Saturday, March 19, 2016

Old Dogs, New Tricks

Dearest Daughter,

At the moment you are shut up in your room, texting your friends. I've been clearing out some of your old toys that  you said you no longer wanted, and those two things together usually put me in a sad frame of mind.

I sometime miss the child you used to be, the games we used to play together, and the closeness we used to share. And I sometimes used to write blog entries about how sad it all was. (I didn't post them, as they were too driify with self-pity even for me - but I wrote plenty of them).

Because it is a hard thing to be outgrown. Your brain knows that it has to be, and that it's a good thing. But your heart says otherwise.

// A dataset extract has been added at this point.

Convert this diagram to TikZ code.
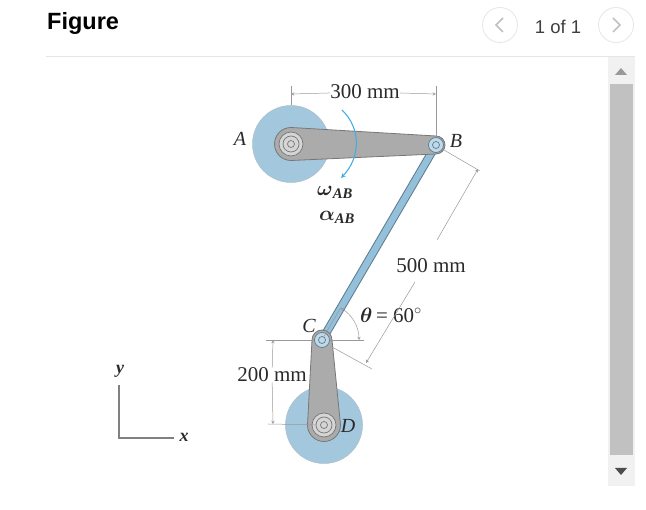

And then I found a comment posted online that snapped me back into focus. It was so exactly what I needed to hear, exactly when I needed to hear it, that I kept it. And I take it out and reread it often, to make sure that I remember:

"I am 63 years old, my "babies" are 40 and 38. Here's is what I know. You are in the early stages of what is to come. My advice is to give a hug whenever possible, every day, even when your child makes it clear they think they are too big for a hug. Treasure each and every moment, each and every stage of growth. Do not be sad about what it "used to be like", instead embrace all the new little things about every "new normal" that is now and yet to come. Listen. then, Listen some more. Children don't always want your guidance or your advice, they just want to tell you things. The more you listen, the less you talk, the more they want to tell you. Show up at everything they are doing as often as your schedule will let you, even when they say you don't have to be there, even if they say they don't "need" you there. They will always notice that you are there, even if you are just standing quietly, unobtrusivley in the background, giving them a smile and a wave. The fact that you are always there to see them during the events that are important to them, will remain in their memories long after the event you are attending with them is forgotten. Show them your emotions. Tell them how important they are to you. Tell them how it warms your heart when they smile at you. Take photos, lots of photos. Photos are important to you now, photos become important to them later. ~ Pj Jackson"

I love you. I hope that future you will be able to look back and say that I learned from Mr. Jackson, and that I got it right.